TASK DETAILS - Using the material below, repeat exactly the lines from the one with "Convert this diagram to TikZ code." through the one with "(eB) at (548,422);", ends included, without any images.
-- BEGIN SUPPLIED RECORDS --
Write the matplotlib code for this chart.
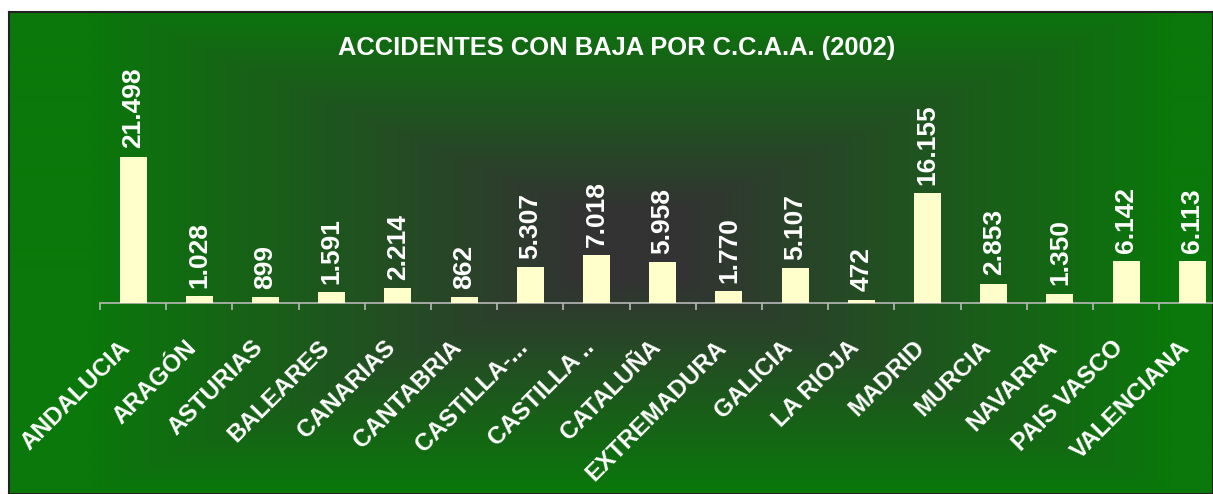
import matplotlib.pyplot as plt
import matplotlib.transforms as mtransforms
from matplotlib.colors import to_rgb
import numpy as np

# data
regions = ['ANDALUCIA', 'ARAGÓN', 'ASTURIAS', 'BALEARES', 'CANARIAS', 'CANTABRIA',
           'CASTILLA-...', 'CASTILLA ..', 'CATALUÑA', 'EXTREMADURA', 'GALICIA',
           'LA RIOJA', 'MADRID', 'MURCIA', 'NAVARRA', 'PAIS VASCO', 'VALENCIANA']
accidentes = [21498, 1028, 899, 1591, 2214, 862, 5307, 7018, 5958, 1770, 5107,
              472, 16155, 2853, 1350, 6142, 6113]
title = 'ACCIDENTES CON BAJA POR C.C.A.A. (2002)'

W, H = 1213, 494
edge_green = np.array(to_rgb('#0a780a'))
center_gray = np.array(to_rgb('#333333'))
bar_color = '#ffffcc'
axis_gray = '#b8b8b8'
font = 'Liberation Sans'

fig = plt.figure(figsize=(W / 100, H / 100), dpi=100)
fig.patch.set_facecolor('white')

# background frame: rectangular gradient, dark in the middle
fx0, fy0 = 9, 12
fw, fh = W - fx0, H - fy0
bg = fig.add_axes([fx0 / W, 0, fw / W, fh / H])
yy, xx = np.mgrid[fy0:H:2, fx0:W:2].astype(float)
cx, cy = 630, 245
tx = np.clip((np.abs(xx - cx) - 50) / (540 - 50), 0, 1)
ty = np.clip((np.abs(yy - cy) - 35) / (245 - 35), 0, 1)
t = np.maximum(tx, ty)[..., None]
img = center_gray * (1 - t) + edge_green * t
bg.imshow(img, aspect='auto', extent=[0, 1, 0, 1], interpolation='bilinear')
bg.set_xticks([])
bg.set_yticks([])
for s in bg.spines.values():
    s.set_color('#222222')
    s.set_linewidth(1.5)

# main axes: baseline at y=303 px, category width ~66.2 px starting at x=100
n = len(regions)
cat_px = 66.2
base_px = 303
top_px = 60
px_per_unit = (base_px - 156.7) / 21498
ymax = (base_px - top_px) / px_per_unit
ax = fig.add_axes([100 / W, (H - base_px) / H, n * cat_px / W, (base_px - top_px) / H])
ax.patch.set_alpha(0)

x = np.arange(n)
ax.bar(x, accidentes, width=0.41, color=bar_color, edgecolor='none', zorder=3)
ax.set_xlim(-0.5, n - 0.5)
ax.set_ylim(0, ymax)

for xi, v in zip(x, accidentes):
    ax.annotate(f'{v:,}'.replace(',', '.'), (xi, v), xytext=(0, 6),
                textcoords='offset points', rotation=90, ha='center', va='bottom',
                color='white', fontsize=19, fontweight='bold', family=font)

for side in ['top', 'right', 'left']:
    ax.spines[side].set_visible(False)
ax.spines['bottom'].set_color(axis_gray)
ax.spines['bottom'].set_linewidth(1.2)
ax.set_yticks([])

# tick marks at category boundaries, labels drawn as text
ax.set_xticks(np.arange(n + 1) - 0.5)
ax.set_xticklabels([])
ax.tick_params(axis='x', length=5, width=1.2, color=axis_gray, direction='out')

shift = mtransforms.ScaledTranslation(-6 / 100, -41 / 100, fig.dpi_scale_trans)
lbl_trans = ax.get_xaxis_transform() + shift
for xi, name in zip(x, regions):
    ax.text(xi, 0, name, transform=lbl_trans, rotation=45, rotation_mode='anchor',
            ha='right', va='center', color='white', fontsize=17.5,
            fontweight='bold', family=font)

fig.text(617 / W, (H - 55) / H, title, ha='center', va='baseline', color='white',
         fontsize=18.4, fontweight='bold', family=font)

fig.savefig('out.png', dpi=100)
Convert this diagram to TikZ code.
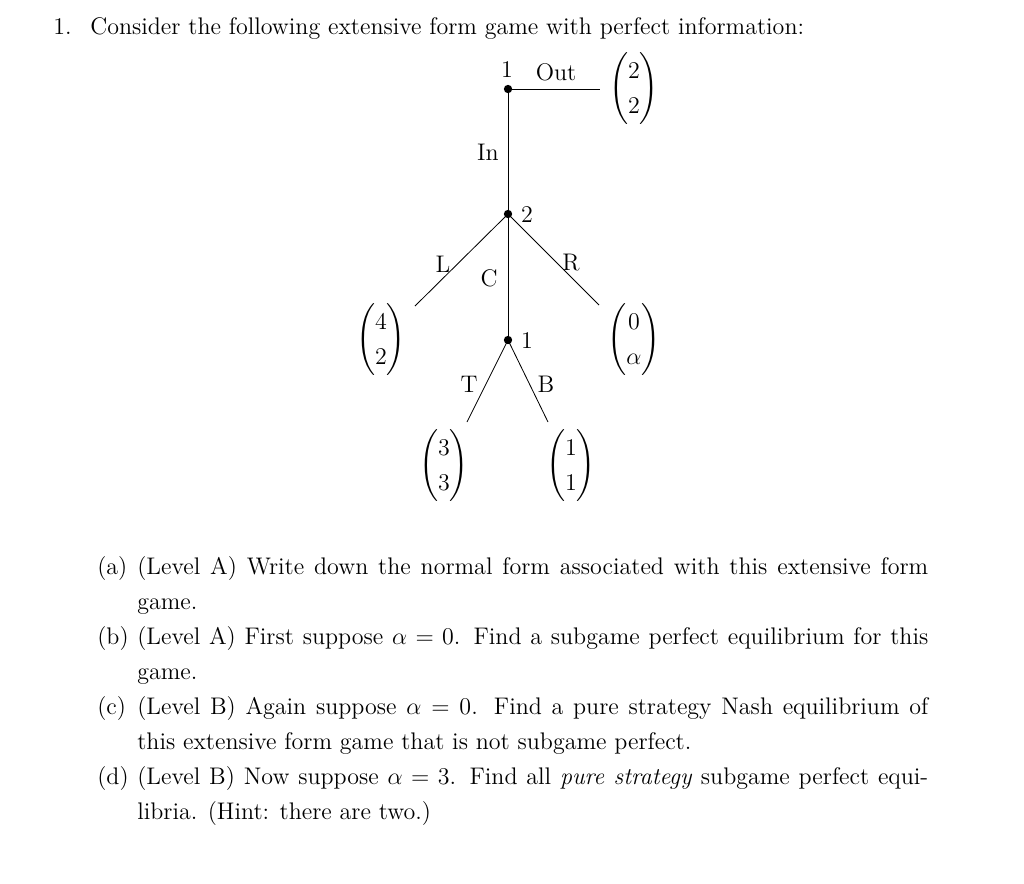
\documentclass[tikz,border=0pt]{standalone}
\usepackage{amsmath}
\begin{document}
\begin{tikzpicture}[x=0.6pt,y=-0.6pt,
  every node/.style={font=\fontsize{14.4}{21}\selectfont, inner sep=0pt},
  dot/.style={circle,fill=black,inner sep=0pt,minimum size=5pt},
  branch/.style={line width=0.5pt,black},
  lbl/.style={anchor=center},
  payoff/.style={anchor=center},
  itemtext/.style={anchor=base west,text width=474.6pt,align=justify},
  itemlabel/.style={anchor=base west}]
\useasboundingbox (0,0) rectangle (1024,883);

% header
\node[anchor=base west] (num) at (53,34) {1.};
\node[anchor=base west] (q) at (90,34) {Consider the following extensive form game with perfect information:};

% tree nodes
\node[dot] (n1) at (508,89) {};
\node[dot] (n2) at (508,214) {};
\node[dot] (n3) at (508,340) {};

% free ends
\coordinate (eOut) at (600,89);
\coordinate (eL) at (415,306);
\coordinate (eR) at (599,305);
\coordinate (eT) at (467,422);
\coordinate (eB) at (548,422);

% payoffs
\node[payoff] (pOut) at (634,89) {$\begin{pmatrix}2\\2\end{pmatrix}$};
\node[payoff] (pL) at (381,340) {$\begin{pmatrix}4\\2\end{pmatrix}$};
\node[payoff] (pR) at (634,340) {$\begin{pmatrix}0\\\alpha\end{pmatrix}$};
\node[payoff] (pT) at (444,466) {$\begin{pmatrix}3\\3\end{pmatrix}$};
\node[payoff] (pB) at (571,466) {$\begin{pmatrix}1\\1\end{pmatrix}$};

% branches
\draw[branch] (n1.center) -- (eOut);
\draw[branch] (n1.center) -- (n2.center);
\draw[branch] (n2.center) -- (eL);
\draw[branch] (n2.center) -- (n3.center);
\draw[branch] (n2.center) -- (eR);
\draw[branch] (n3.center) -- (eT);
\draw[branch] (n3.center) -- (eB);

% labels
\node[lbl] (l1) at (507,70) {1};
\node[lbl] (lOut) at (556,72) {Out};
\node[lbl] (lIn) at (488,152) {In};
\node[lbl] (l2) at (527,215) {2};
\node[lbl] (lL) at (443,264) {L};
\node[lbl] (lC) at (489,278) {C};
\node[lbl] (lR) at (571,263) {R};
\node[lbl] (l3) at (527,341) {1};
\node[lbl] (lT) at (469,384) {T};
\node[lbl] (lB) at (546,384) {B};

% questions
\node[itemlabel] (la) at (97,574) {(a)};
\node[itemtext] (ta) at (137,574) {(Level A) Write down the normal form associated with this extensive form\linebreak game.};
\node[itemlabel] (lb) at (97,644) {(b)};
\node[itemtext] (tb) at (137,644) {(Level A) First suppose $\alpha=0$. Find a subgame perfect equilibrium for this\linebreak game.};
\node[itemlabel] (lc) at (97,714) {(c)};
\node[itemtext] (tc) at (137,714) {(Level B) Again suppose $\alpha=0$. Find a pure strategy Nash equilibrium of\linebreak this extensive form game that is not subgame perfect.};
\node[itemlabel] (ld) at (97,784) {(d)};
\node[itemtext] (td) at (137,784) {(Level B) Now suppose $\alpha=3$. Find all \emph{pure strategy} subgame perfect equi-\linebreak libria. (Hint: there are two.)};
\end{tikzpicture}
\end{document}
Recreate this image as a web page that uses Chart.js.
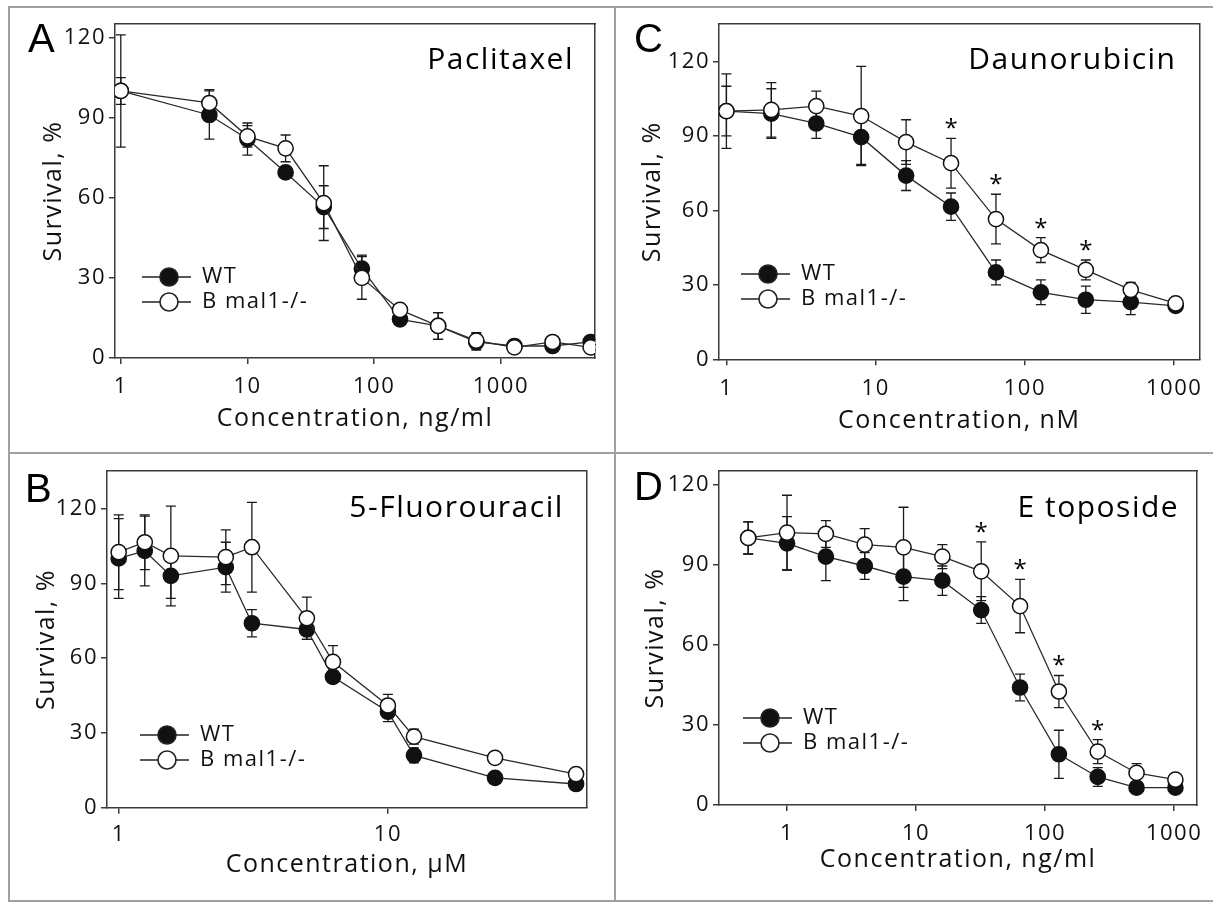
<!DOCTYPE html>
<html>
<head>
<meta charset="utf-8">
<script src="https://cdn.jsdelivr.net/npm/chart.js@4.4.1/dist/chart.umd.min.js"></script>
<style>
  html, body { margin: 0; padding: 0; background: #fff; }
  #fig { position: relative; width: 1213px; height: 902px; overflow: hidden; background: #fff; }
  #fig canvas { position: absolute; }
  .rule { position: absolute; background: #a0a0a0; }
</style>
</head>
<body>
<div id="fig">
  <div class="rule" style="left:8px;top:6px;width:1205px;height:2px"></div>
  <div class="rule" style="left:8px;top:6px;width:2px;height:896px"></div>
  <div class="rule" style="left:614px;top:6px;width:2px;height:896px"></div>
  <div class="rule" style="left:8px;top:452px;width:1205px;height:2px"></div>
  <div class="rule" style="left:8px;top:900px;width:1205px;height:2px"></div>
  <canvas id="panelA" width="603" height="444" style="left:10px;top:8px"></canvas>
  <canvas id="panelC" width="596" height="444" style="left:617px;top:8px"></canvas>
  <canvas id="panelB" width="603" height="445" style="left:10px;top:455px"></canvas>
  <canvas id="panelD" width="596" height="445" style="left:617px;top:455px"></canvas>
</div>
<script>
// tick labels
const yTicks = [0, 30, 60, 90, 120];
const xTicksA = [1, 10, 100, 1000];
const xTicksB = [1, 10];
const xTicksC = [1, 10, 100, 1000];
const xTicksD = [1, 10, 100, 1000];

// series names
const seriesNames = ['WT', 'B mal1-/-'];

// A - Paclitaxel (ng/ml)
const paclitaxelDose  = [1, 5, 10, 20, 40, 80, 160, 320, 640, 1280, 2560, 5120];
const paclitaxelWT    = [100, 91, 82, 69.5, 56.5, 33.5, 14.5, 12, 6, 4.5, 4.5, 6];
const paclitaxelWTErr = [5, 9, 6, 2, 8, 5, 2, 5, 3, 1, 1, 1];
const paclitaxelKO    = [100, 95.5, 83, 78.5, 58, 30, 18, 12, 6.5, 4, 6, 4];
const paclitaxelKOErr = [21, 5, 4, 5, 14, 8, 2, 5, 3, 1, 1, 1];

// B - 5-Fluorouracil (uM)
const fluorouracilDose  = [1, 1.25, 1.5625, 2.5, 3.125, 5, 6.25, 10, 12.5, 25, 50];
const fluorouracilWT    = [100, 103, 93, 96.5, 74, 71.5, 52.5, 38.5, 21, 12, 9.5];
const fluorouracilWTErr = [16, 14, 9, 10, 5.5, 4, 2, 4, 3, 1.5, 1.5];
const fluorouracilKO    = [102.5, 106.5, 101, 100.5, 104.5, 76, 58.5, 41, 28.5, 20, 13.5];
const fluorouracilKOErr = [15, 11, 20, 11, 18, 8.5, 6.5, 4.5, 3, 1.5, 1.5];

// C - Daunorubicin (nM)
const daunorubicinDose  = [1, 2, 4, 8, 16, 32, 64, 128, 256, 512, 1024];
const daunorubicinWT    = [100, 99, 95, 89.5, 74, 61.5, 35, 27, 24, 23, 21.5];
const daunorubicinWTErr = [10, 10, 6, 11, 6, 5.5, 5, 5, 5.5, 5, 1];
const daunorubicinKO    = [100, 100.5, 102, 98, 87.5, 79, 56.5, 44, 36, 28, 22.5];
const daunorubicinKOErr = [15, 11, 6, 20, 9, 10, 10, 5, 4, 3, 1];
const daunorubicinStars = [32, 64, 128, 256];

// D - Etoposide (ng/ml)
const etoposideDose  = [0.5, 1, 2, 4, 8, 16, 32, 64, 128, 256, 512, 1024];
const etoposideWT    = [100, 98, 93, 89.5, 85.5, 84, 73, 44, 19, 10.5, 6.5, 6.5];
const etoposideWTErr = [6, 10, 9, 5, 9, 5.5, 5, 5, 9, 3.5, 1.5, 1.5];
const etoposideKO    = [100, 102, 101.5, 97.5, 96.5, 93, 87.5, 74.5, 42.5, 20, 12, 9.5];
const etoposideKOErr = [6, 14, 5, 6, 15, 4.5, 11, 10, 6, 4.5, 3.5, 1];
const etoposideStars = [32, 64, 128, 256];

const ink = '#111';
const axisColor = '#3a3a3a';
const fontFamily = '"Open Sans", "DejaVu Sans", sans-serif';

// letter spacing for all chart text
const tracking = {
  id: 'tracking',
  beforeUpdate(chart) { chart.ctx.letterSpacing = '1.5px'; },
  beforeDraw(chart) { chart.ctx.letterSpacing = '1.5px'; }
};

// error bars drawn under the points
const errorBars = {
  id: 'errorBars',
  beforeDatasetsDraw(chart) {
    const {ctx} = chart;
    const x = chart.scales.x, y = chart.scales.y;
    ctx.save();
    ctx.strokeStyle = '#1a1a1a';
    ctx.lineWidth = 1.3;
    chart.data.datasets.forEach(ds => {
      ds.data.forEach((p, i) => {
        const e = ds.errors[i];
        const px = x.getPixelForValue(p.x);
        const top = y.getPixelForValue(p.y + e);
        const bot = y.getPixelForValue(p.y - e);
        ctx.beginPath();
        ctx.moveTo(px, top); ctx.lineTo(px, bot);
        ctx.moveTo(px - 5, top); ctx.lineTo(px + 5, top);
        ctx.moveTo(px - 5, bot); ctx.lineTo(px + 5, bot);
        ctx.stroke();
      });
    });
    ctx.restore();
  }
};

// panel letter, drug name and significance stars
const panelText = {
  id: 'panelText',
  afterDraw(chart, args, opts) {
    const {ctx, chartArea} = chart;
    ctx.save();
    ctx.fillStyle = '#000';
    ctx.letterSpacing = '0px';
    ctx.textAlign = 'left';
    ctx.textBaseline = 'alphabetic';
    ctx.font = '40px "Liberation Sans", Arial, sans-serif';
    ctx.fillText(opts.letter, opts.letterX, opts.letterY);

    ctx.letterSpacing = '1.5px';
    ctx.textAlign = 'right';
    ctx.font = '30px ' + fontFamily;
    ctx.fillText(opts.drug, chartArea.right - opts.nameInset, chartArea.top + opts.nameBase);

    const ko = chart.data.datasets[1];
    ctx.letterSpacing = '0px';
    ctx.textAlign = 'center';
    ctx.font = '24px ' + fontFamily;
    opts.stars.forEach(d => {
      const i = ko.data.findIndex(p => p.x === d);
      if (i < 0) return;
      const px = chart.scales.x.getPixelForValue(d);
      const py = chart.scales.y.getPixelForValue(ko.data[i].y + ko.errors[i]);
      ctx.fillText('*', px, py - 2);
    });
    ctx.restore();
  }
};

function legendSample(filled, width, lineStart) {
  const c = document.createElement('canvas');
  c.width = width;
  c.height = 24;
  const g = c.getContext('2d');
  g.strokeStyle = '#222';
  g.lineWidth = 1.5;
  g.beginPath();
  g.moveTo(lineStart, 12);
  g.lineTo(lineStart + 49, 12);
  g.stroke();
  g.beginPath();
  g.arc(lineStart + 27, 12, 9, 0, Math.PI * 2);
  g.fillStyle = filled ? '#111' : '#fff';
  g.fill();
  g.lineWidth = 1.6;
  g.stroke();
  return c;
}

const panels = [
  { canvas: 'panelA', letter: 'A', letterX: 18, letterY: 44, drug: 'Paclitaxel', nameInset: 21, nameBase: 45,
    unit: 'Concentration, ng/ml', dose: paclitaxelDose, wt: paclitaxelWT, wtErr: paclitaxelWTErr,
    ko: paclitaxelKO, koErr: paclitaxelKOErr, stars: [], xTicks: xTicksA,
    xMin: 0.9, xMax: 5540, yMax: 125, padTop: 14, padRight: 18, yAxisW: 105, xAxisH: 94,
    tickPad: 10, yTitlePad: 28.5, xTitlePad: 18, legendX: 27, legendRow: 269 },
  { canvas: 'panelC', letter: 'C', letterX: 17, letterY: 44, drug: 'Daunorubicin', nameInset: 23, nameBase: 45,
    unit: 'Concentration, nM', dose: daunorubicinDose, wt: daunorubicinWT, wtErr: daunorubicinWTErr,
    ko: daunorubicinKO, koErr: daunorubicinKOErr, stars: daunorubicinStars, xTicks: xTicksC,
    xMin: 0.892, xMax: 1479, yMax: 135, padTop: 14.7, padRight: 13, yAxisW: 102, xAxisH: 92.7,
    tickPad: 10, yTitlePad: 20.5, xTitlePad: 16, legendX: 22, legendRow: 266 },
  { canvas: 'panelB', letter: 'B', letterX: 15, letterY: 47, drug: '5-Fluorouracil', nameInset: 23, nameBase: 46,
    unit: 'Concentration, μM', dose: fluorouracilDose, wt: fluorouracilWT, wtErr: fluorouracilWTErr,
    ko: fluorouracilKO, koErr: fluorouracilKOErr, stars: [], xTicks: xTicksB,
    xMin: 0.905, xMax: 54.8, yMax: 135, padTop: 15, padRight: 26.2, yAxisW: 97, xAxisH: 92.3,
    tickPad: 8, yTitlePad: 21.7, xTitlePad: 20, legendX: 33, legendRow: 280 },
  { canvas: 'panelD', letter: 'D', letterX: 17, letterY: 45, drug: 'E toposide', nameInset: 18, nameBase: 46,
    unit: 'Concentration, ng/ml', dose: etoposideDose, wt: etoposideWT, wtErr: etoposideWTErr,
    ko: etoposideKO, koErr: etoposideKOErr, stars: etoposideStars, xTicks: xTicksD,
    xMin: 0.297, xMax: 1510, yMax: 125, padTop: 14, padRight: 9.6, yAxisW: 102, xAxisH: 95,
    tickPad: 10, yTitlePad: 23.5, xTitlePad: 25, legendX: 24, legendRow: 263 }
];

const legendPad = 3;
const legendFont = 22;

function makePanel(p) {
  const boxW = p.legendX + 49 - legendPad;
  const sampleWT = legendSample(true, boxW, p.legendX - legendPad);
  const sampleKO = legendSample(false, boxW, p.legendX - legendPad);
  const toPoints = vals => p.dose.map((d, i) => ({x: d, y: vals[i]}));
  const tickGrid = {display: true, drawOnChartArea: false, drawTicks: true, tickLength: 6, color: axisColor, lineWidth: 1.5};
  const border = {display: true, color: axisColor, width: 1.5};

  new Chart(document.getElementById(p.canvas), {
    type: 'line',
    data: {
      datasets: [
        { label: seriesNames[0], data: toPoints(p.wt), errors: p.wtErr, xAxisID: 'x', yAxisID: 'y', order: 1,
          borderColor: '#2a2a2a', borderWidth: 1.3, tension: 0, fill: false,
          pointRadius: 7.6, pointBorderWidth: 1.5, pointBackgroundColor: ink, pointBorderColor: ink },
        { label: seriesNames[1], data: toPoints(p.ko), errors: p.koErr, xAxisID: 'x', yAxisID: 'y', order: 0,
          borderColor: '#2a2a2a', borderWidth: 1.3, tension: 0, fill: false,
          pointRadius: 7.6, pointBorderWidth: 1.5, pointBackgroundColor: '#fff', pointBorderColor: ink }
      ]
    },
    options: {
      responsive: false,
      animation: false,
      devicePixelRatio: 1,
      events: [],
      layout: {padding: {left: 0, top: p.padTop, right: p.padRight, bottom: 0}},
      scales: {
        x: {
          type: 'logarithmic', min: p.xMin, max: p.xMax, bounds: 'data',
          afterBuildTicks: s => { s.ticks = p.xTicks.map(v => ({value: v})); },
          afterFit: s => { s.height = p.xAxisH; },
          grid: tickGrid, border: border,
          ticks: {color: ink, font: {family: fontFamily, size: 22}, padding: p.tickPad, maxRotation: 0, autoSkip: false,
                  callback: v => String(v)},
          title: {display: true, text: p.unit, color: ink, font: {family: fontFamily, size: 25},
                  padding: {top: 0, bottom: p.xTitlePad}}
        },
        y: {
          type: 'linear', min: 0, max: p.yMax, bounds: 'data',
          afterBuildTicks: s => { s.ticks = yTicks.map(v => ({value: v})); },
          afterFit: s => { s.width = p.yAxisW; },
          grid: tickGrid, border: border,
          ticks: {color: ink, font: {family: fontFamily, size: 22}, padding: 3},
          title: {display: true, text: 'Survival, %', color: ink, font: {family: fontFamily, size: 25},
                  padding: {top: p.yTitlePad, bottom: 0}}
        },
        xTop: {
          type: 'linear', position: 'top', display: true,
          grid: {display: false, drawTicks: false}, ticks: {display: false}, border: border,
          afterFit: s => { s.height = 0; }
        },
        yRight: {
          type: 'linear', position: 'right', display: true,
          grid: {display: false, drawTicks: false}, ticks: {display: false}, border: border,
          afterFit: s => { s.width = 0; }
        }
      },
      plugins: {
        tooltip: {enabled: false},
        legend: {
          position: 'chartArea',
          align: 'start',
          title: {display: true, text: ' ', font: {size: 1}, padding: {top: p.legendRow - 15.2, bottom: 0}},
          labels: {
            usePointStyle: true,
            pointStyleWidth: boxW,
            padding: legendPad,
            color: ink,
            font: {family: fontFamily, size: legendFont},
            generateLabels: () => [
              {text: seriesNames[0], pointStyle: sampleWT, datasetIndex: 0, hidden: false, lineWidth: 0,
               fillStyle: ink, strokeStyle: ink, fontColor: ink},
              {text: seriesNames[1], pointStyle: sampleKO, datasetIndex: 1, hidden: false, lineWidth: 0,
               fillStyle: '#fff', strokeStyle: ink, fontColor: ink}
            ]
          }
        },
        panelText: {letter: p.letter, letterX: p.letterX, letterY: p.letterY, drug: p.drug,
                    nameInset: p.nameInset, nameBase: p.nameBase, stars: p.stars}
      }
    },
    plugins: [tracking, errorBars, panelText]
  });
}

panels.forEach(makePanel);
</script>
</body>
</html>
-- END SUPPLIED RECORDS --
EXPECTED ANSWER -
Convert this diagram to TikZ code.
\documentclass[tikz,border=0pt]{standalone}
\usepackage{amsmath}
\begin{document}
\begin{tikzpicture}[x=0.6pt,y=-0.6pt,
  every node/.style={font=\fontsize{14.4}{21}\selectfont, inner sep=0pt},
  dot/.style={circle,fill=black,inner sep=0pt,minimum size=5pt},
  branch/.style={line width=0.5pt,black},
  lbl/.style={anchor=center},
  payoff/.style={anchor=center},
  itemtext/.style={anchor=base west,text width=474.6pt,align=justify},
  itemlabel/.style={anchor=base west}]
\useasboundingbox (0,0) rectangle (1024,883);

% header
\node[anchor=base west] (num) at (53,34) {1.};
\node[anchor=base west] (q) at (90,34) {Consider the following extensive form game with perfect information:};

% tree nodes
\node[dot] (n1) at (508,89) {};
\node[dot] (n2) at (508,214) {};
\node[dot] (n3) at (508,340) {};

% free ends
\coordinate (eOut) at (600,89);
\coordinate (eL) at (415,306);
\coordinate (eR) at (599,305);
\coordinate (eT) at (467,422);
\coordinate (eB) at (548,422);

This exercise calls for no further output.